— start THE RECORDS —

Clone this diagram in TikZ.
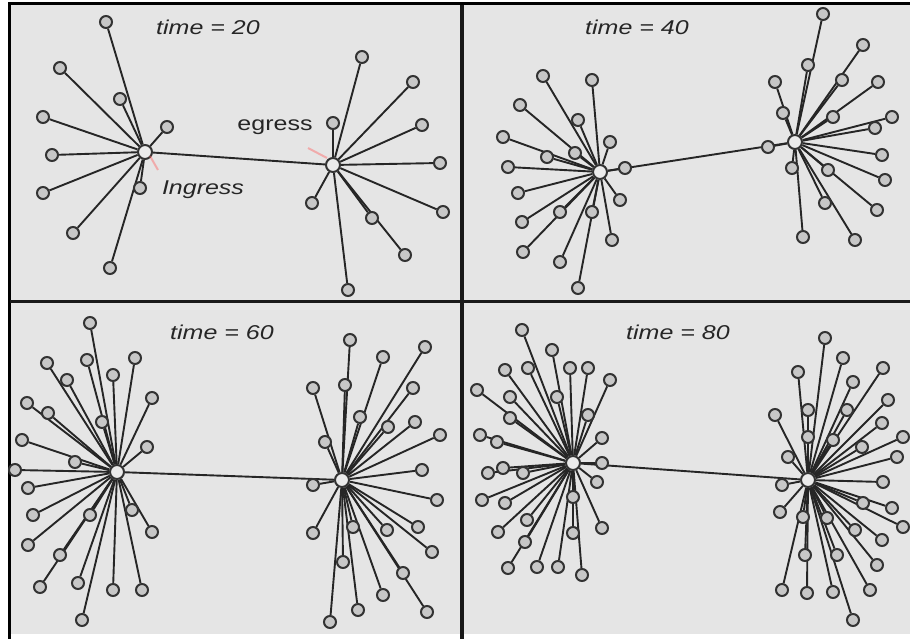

— end THE RECORDS —
— start THE RECORDS —

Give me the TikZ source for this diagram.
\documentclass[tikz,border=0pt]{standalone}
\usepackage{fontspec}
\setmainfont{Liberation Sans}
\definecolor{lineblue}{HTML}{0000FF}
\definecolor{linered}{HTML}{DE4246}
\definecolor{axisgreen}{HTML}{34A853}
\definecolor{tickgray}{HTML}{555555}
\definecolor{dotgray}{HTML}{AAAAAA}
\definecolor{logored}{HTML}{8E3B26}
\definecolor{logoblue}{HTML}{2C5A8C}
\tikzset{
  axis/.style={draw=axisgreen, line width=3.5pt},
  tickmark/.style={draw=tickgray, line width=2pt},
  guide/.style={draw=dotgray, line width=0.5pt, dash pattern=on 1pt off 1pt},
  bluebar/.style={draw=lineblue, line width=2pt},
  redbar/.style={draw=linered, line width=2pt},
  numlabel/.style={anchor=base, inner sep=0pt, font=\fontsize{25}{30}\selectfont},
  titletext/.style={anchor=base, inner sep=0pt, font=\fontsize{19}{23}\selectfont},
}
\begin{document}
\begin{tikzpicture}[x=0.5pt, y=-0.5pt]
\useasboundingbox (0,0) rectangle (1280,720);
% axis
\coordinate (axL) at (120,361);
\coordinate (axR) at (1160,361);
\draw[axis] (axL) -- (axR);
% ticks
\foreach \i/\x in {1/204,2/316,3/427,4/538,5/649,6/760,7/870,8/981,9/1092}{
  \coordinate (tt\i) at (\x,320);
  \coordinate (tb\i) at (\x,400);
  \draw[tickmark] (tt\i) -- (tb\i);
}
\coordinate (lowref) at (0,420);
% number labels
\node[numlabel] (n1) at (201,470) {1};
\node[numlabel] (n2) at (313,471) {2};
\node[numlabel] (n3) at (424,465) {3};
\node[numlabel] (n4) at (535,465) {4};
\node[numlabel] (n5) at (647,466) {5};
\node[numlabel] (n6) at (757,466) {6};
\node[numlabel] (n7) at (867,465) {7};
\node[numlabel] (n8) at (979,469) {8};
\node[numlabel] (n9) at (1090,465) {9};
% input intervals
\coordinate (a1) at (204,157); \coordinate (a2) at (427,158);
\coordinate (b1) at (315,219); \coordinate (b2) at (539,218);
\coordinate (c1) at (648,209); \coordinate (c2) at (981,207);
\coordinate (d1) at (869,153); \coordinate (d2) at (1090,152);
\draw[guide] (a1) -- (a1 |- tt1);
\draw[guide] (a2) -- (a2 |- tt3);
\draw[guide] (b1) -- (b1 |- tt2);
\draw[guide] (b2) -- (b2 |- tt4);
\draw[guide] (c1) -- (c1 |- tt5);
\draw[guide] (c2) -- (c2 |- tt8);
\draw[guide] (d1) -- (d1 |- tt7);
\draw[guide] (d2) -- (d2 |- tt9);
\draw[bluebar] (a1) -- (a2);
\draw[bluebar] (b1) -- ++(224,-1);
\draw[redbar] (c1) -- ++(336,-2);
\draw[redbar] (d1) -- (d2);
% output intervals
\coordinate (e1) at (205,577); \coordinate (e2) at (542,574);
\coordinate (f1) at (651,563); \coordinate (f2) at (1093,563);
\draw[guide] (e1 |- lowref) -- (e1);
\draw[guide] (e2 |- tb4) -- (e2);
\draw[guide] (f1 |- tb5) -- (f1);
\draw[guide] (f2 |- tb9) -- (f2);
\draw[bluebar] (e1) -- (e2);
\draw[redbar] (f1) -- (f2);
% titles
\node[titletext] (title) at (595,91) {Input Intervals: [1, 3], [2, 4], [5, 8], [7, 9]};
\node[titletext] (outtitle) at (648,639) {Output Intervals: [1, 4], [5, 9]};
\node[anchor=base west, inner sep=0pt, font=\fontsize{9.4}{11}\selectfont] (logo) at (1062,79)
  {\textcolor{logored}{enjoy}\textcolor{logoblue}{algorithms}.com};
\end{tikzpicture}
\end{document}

— end THE RECORDS —
— start THE RECORDS —

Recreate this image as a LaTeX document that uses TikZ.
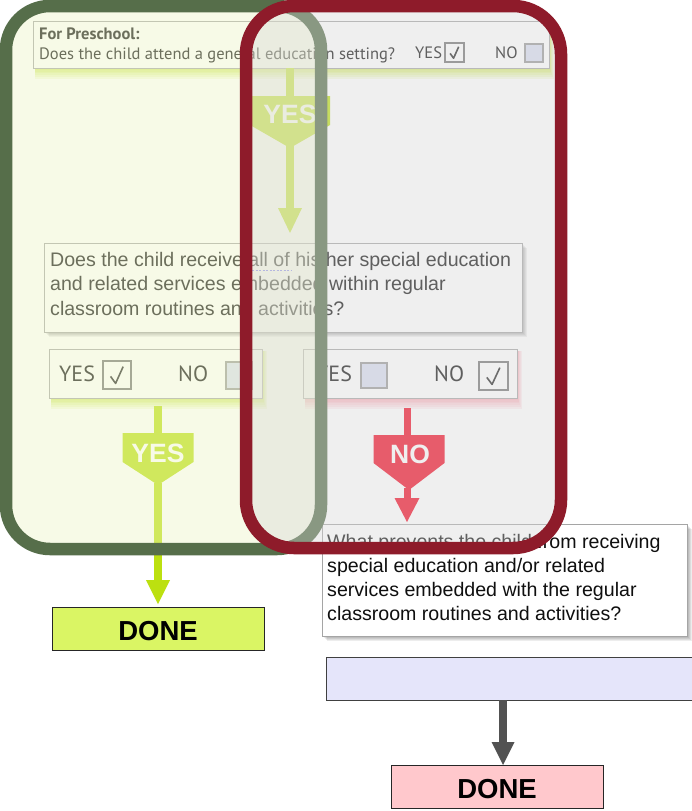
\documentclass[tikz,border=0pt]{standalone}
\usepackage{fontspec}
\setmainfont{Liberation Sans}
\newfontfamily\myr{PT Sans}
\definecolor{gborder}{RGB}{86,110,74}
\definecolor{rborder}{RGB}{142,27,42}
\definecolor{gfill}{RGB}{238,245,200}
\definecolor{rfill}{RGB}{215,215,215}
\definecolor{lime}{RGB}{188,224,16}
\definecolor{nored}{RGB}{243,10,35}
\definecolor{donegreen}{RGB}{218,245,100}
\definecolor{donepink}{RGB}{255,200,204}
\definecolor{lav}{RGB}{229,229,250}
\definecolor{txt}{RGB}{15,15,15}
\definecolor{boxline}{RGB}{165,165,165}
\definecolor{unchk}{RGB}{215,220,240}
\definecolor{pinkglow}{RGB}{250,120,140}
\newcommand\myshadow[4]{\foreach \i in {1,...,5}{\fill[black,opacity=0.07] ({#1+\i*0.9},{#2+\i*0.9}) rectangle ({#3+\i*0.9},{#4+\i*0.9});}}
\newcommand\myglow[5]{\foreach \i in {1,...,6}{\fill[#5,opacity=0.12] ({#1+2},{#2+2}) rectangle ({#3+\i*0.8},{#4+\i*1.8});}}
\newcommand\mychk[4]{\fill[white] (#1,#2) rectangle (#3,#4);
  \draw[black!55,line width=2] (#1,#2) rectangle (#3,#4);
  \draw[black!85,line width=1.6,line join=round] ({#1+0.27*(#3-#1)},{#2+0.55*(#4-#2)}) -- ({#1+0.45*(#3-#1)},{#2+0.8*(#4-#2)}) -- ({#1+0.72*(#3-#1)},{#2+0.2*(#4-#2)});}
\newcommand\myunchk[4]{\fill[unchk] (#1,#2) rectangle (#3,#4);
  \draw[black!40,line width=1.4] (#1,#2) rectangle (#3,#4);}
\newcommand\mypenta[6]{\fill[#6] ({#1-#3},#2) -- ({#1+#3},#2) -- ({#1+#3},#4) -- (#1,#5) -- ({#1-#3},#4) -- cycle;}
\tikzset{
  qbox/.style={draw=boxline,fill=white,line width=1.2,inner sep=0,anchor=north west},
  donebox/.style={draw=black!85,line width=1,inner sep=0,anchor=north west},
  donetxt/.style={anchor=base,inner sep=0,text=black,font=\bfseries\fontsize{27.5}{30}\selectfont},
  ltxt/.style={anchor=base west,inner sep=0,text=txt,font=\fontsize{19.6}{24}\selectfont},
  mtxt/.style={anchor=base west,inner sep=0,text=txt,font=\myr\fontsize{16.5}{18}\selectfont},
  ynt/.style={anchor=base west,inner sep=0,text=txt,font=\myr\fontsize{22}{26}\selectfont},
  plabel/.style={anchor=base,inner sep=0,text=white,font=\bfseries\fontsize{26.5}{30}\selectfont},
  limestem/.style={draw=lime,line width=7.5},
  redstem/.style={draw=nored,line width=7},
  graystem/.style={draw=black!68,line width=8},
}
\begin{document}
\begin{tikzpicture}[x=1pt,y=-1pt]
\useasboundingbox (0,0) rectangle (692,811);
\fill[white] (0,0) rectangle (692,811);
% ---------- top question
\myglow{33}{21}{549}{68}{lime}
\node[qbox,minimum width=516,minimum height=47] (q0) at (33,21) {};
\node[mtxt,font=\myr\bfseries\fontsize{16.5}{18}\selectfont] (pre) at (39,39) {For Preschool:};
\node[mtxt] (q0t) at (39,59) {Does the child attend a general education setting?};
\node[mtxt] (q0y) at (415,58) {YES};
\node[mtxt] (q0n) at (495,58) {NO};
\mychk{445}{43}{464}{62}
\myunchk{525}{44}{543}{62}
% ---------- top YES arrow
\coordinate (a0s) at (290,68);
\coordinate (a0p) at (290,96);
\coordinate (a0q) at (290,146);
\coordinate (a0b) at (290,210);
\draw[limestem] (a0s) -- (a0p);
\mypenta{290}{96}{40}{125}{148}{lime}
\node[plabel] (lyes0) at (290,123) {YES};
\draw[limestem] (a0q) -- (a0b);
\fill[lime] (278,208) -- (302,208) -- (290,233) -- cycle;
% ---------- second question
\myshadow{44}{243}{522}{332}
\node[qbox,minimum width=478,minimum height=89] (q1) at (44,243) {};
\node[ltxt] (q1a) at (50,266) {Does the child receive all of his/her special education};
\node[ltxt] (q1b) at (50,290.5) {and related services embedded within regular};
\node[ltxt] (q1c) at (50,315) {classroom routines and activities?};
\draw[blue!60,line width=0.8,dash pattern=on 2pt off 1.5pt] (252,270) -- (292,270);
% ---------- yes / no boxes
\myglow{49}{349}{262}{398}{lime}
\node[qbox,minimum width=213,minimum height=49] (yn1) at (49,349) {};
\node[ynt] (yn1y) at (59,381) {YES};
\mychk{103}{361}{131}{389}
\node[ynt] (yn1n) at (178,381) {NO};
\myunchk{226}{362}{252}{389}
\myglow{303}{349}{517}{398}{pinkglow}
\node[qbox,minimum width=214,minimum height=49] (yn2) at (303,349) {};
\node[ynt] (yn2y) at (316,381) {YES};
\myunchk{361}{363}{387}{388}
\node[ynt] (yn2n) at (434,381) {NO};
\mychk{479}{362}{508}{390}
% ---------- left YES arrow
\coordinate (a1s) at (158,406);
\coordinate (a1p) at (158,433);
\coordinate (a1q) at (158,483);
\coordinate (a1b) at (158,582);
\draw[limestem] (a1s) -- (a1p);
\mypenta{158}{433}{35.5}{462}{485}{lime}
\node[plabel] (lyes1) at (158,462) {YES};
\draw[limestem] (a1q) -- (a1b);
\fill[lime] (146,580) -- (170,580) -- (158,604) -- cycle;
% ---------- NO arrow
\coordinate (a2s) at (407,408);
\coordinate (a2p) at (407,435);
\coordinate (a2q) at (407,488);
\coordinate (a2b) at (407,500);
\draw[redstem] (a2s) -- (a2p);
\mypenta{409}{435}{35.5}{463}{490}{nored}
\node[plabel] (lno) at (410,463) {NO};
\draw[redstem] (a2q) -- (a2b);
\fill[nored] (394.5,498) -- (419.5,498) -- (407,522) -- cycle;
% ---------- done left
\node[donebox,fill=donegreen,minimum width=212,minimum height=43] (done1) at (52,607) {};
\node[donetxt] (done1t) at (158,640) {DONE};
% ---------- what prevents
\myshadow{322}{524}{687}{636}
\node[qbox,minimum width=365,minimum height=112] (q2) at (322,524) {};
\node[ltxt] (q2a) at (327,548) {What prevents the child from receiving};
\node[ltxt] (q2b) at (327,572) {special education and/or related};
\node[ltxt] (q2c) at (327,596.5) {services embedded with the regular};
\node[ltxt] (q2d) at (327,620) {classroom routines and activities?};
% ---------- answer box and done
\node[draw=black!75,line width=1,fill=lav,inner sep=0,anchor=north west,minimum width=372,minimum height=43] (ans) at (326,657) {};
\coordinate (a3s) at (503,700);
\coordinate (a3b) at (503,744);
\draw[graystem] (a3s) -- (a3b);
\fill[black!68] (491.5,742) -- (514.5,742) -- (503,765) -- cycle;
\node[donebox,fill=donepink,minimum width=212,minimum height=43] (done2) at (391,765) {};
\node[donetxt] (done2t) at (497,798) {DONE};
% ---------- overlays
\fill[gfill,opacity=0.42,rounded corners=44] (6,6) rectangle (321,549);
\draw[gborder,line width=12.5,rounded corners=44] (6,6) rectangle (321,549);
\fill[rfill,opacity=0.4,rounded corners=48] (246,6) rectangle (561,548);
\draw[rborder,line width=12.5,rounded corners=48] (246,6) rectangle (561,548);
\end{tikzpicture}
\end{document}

— end THE RECORDS —

## PROBLEM REQUIREMENTS:
Return each line of the listing that holds the string "diagram".

## RESPONSE TO THE TASK:
Clone this diagram in TikZ.
Give me the TikZ source for this diagram.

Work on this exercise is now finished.